- _REQUEST_
Filter the data for lines with the word "picture", then copy every line so identified.

-------- DATA TO PROCESS

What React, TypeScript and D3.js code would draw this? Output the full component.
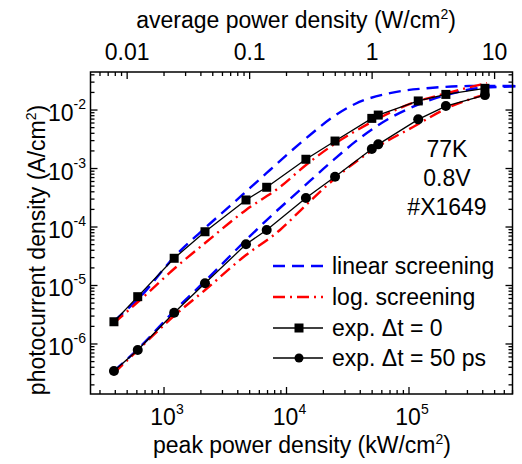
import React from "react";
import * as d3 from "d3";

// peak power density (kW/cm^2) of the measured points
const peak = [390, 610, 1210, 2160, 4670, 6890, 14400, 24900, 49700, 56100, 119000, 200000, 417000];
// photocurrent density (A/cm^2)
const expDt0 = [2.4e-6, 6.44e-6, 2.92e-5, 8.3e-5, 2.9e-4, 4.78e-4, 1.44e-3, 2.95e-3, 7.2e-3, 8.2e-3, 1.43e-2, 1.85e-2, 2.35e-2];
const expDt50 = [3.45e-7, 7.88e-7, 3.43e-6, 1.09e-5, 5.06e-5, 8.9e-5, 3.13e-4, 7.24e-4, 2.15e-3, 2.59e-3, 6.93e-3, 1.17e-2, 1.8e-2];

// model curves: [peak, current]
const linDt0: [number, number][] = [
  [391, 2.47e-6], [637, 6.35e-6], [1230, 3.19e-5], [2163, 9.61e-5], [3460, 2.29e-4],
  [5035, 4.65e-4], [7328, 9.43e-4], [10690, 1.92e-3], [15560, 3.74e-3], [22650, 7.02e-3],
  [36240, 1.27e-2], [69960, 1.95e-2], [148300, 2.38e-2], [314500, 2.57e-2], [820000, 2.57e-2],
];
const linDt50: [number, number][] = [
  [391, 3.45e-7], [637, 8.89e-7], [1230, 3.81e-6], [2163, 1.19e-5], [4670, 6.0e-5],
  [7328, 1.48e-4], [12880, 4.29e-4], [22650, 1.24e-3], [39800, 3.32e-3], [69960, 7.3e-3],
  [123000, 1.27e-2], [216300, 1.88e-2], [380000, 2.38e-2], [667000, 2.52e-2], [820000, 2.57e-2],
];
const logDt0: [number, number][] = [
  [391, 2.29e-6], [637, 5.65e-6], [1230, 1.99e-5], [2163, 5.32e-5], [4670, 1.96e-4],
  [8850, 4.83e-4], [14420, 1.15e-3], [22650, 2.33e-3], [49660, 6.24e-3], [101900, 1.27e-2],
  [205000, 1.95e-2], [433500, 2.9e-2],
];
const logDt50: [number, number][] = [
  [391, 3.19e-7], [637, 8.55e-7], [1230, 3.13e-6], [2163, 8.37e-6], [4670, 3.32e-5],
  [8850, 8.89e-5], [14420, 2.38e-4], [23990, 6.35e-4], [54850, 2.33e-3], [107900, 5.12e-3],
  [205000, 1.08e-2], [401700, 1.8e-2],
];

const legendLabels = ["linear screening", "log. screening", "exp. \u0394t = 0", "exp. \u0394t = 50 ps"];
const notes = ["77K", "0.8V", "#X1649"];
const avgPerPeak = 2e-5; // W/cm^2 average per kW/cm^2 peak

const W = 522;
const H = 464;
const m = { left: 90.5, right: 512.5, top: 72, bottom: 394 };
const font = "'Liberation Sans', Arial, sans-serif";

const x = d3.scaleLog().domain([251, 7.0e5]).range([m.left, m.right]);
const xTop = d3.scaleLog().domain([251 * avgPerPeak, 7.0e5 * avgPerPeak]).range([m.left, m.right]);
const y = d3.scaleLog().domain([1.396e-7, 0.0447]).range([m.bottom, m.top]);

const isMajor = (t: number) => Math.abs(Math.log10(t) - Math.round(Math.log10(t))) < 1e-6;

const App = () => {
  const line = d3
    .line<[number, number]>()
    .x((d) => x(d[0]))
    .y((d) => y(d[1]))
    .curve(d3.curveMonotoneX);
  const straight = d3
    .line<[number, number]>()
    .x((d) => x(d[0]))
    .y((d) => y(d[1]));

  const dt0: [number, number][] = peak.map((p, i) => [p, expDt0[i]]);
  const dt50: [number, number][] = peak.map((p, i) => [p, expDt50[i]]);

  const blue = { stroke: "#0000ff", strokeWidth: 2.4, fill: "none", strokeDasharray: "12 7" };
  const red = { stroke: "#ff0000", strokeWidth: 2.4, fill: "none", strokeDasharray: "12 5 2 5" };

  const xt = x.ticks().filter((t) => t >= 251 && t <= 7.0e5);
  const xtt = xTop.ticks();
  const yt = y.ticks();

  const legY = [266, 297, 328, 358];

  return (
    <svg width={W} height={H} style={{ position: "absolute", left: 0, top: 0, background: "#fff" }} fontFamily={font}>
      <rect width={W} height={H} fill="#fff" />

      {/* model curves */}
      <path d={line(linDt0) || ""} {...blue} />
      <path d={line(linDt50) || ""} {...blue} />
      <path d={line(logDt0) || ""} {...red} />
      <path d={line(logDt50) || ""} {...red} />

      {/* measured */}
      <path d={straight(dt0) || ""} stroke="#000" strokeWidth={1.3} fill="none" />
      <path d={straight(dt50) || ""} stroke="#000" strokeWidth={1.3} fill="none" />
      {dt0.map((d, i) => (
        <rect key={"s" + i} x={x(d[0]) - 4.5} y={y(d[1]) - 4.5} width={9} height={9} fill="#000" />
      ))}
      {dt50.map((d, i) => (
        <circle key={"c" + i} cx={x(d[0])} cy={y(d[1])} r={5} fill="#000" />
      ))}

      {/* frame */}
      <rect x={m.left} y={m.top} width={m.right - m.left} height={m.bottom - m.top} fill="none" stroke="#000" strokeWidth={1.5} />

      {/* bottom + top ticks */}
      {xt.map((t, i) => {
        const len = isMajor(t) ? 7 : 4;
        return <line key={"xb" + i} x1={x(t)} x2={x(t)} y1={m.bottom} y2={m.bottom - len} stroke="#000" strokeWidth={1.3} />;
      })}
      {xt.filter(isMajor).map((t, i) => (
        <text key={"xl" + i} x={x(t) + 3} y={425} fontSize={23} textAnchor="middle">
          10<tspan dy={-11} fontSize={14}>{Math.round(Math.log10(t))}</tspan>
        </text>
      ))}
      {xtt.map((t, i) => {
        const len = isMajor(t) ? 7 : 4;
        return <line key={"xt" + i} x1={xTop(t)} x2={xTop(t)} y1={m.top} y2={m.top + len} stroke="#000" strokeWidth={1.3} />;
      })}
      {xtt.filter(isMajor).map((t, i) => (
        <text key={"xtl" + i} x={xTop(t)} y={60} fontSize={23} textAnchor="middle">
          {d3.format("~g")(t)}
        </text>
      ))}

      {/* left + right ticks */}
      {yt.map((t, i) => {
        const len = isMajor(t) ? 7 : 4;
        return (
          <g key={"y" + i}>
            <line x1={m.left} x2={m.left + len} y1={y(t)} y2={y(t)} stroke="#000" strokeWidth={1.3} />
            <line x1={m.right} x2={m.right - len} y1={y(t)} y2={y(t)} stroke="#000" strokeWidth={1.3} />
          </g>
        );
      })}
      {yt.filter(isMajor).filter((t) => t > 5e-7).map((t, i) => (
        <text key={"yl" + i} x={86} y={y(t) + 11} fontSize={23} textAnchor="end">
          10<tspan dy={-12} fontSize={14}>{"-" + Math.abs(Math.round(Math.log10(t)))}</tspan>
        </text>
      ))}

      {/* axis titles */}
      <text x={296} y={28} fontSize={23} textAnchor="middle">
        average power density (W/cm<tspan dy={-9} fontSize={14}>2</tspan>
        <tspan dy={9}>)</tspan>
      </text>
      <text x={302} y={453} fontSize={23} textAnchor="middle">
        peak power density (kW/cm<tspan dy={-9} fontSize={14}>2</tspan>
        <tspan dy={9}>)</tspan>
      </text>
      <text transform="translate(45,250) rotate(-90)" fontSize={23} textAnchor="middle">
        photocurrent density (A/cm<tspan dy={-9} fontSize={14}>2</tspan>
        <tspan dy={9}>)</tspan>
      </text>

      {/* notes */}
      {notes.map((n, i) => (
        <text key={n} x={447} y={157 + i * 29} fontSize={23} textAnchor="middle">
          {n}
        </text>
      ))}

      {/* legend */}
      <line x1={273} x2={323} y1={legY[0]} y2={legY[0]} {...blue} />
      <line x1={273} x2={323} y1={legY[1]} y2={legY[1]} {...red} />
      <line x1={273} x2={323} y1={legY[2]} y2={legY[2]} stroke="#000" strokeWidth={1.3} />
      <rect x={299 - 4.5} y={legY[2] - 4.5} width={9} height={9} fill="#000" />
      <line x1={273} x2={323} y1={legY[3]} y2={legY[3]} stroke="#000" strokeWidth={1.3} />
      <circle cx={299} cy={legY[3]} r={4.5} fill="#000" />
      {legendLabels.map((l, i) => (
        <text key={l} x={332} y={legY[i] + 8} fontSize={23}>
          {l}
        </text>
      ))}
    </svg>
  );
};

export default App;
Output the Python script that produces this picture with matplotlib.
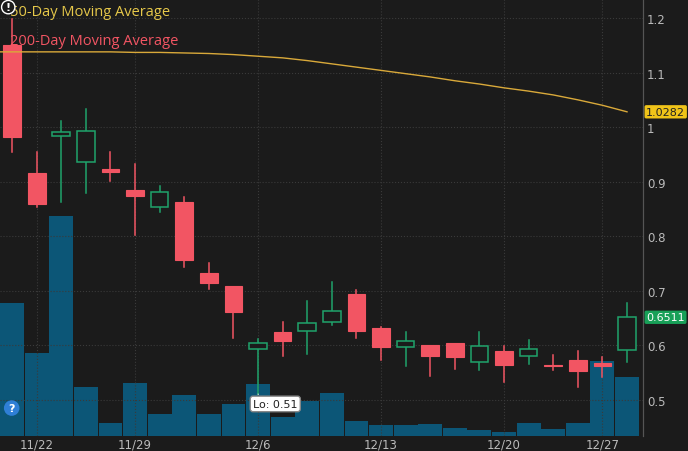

----------------

- _WRITTEN SOLUTION_
Output the Python script that produces this picture with matplotlib.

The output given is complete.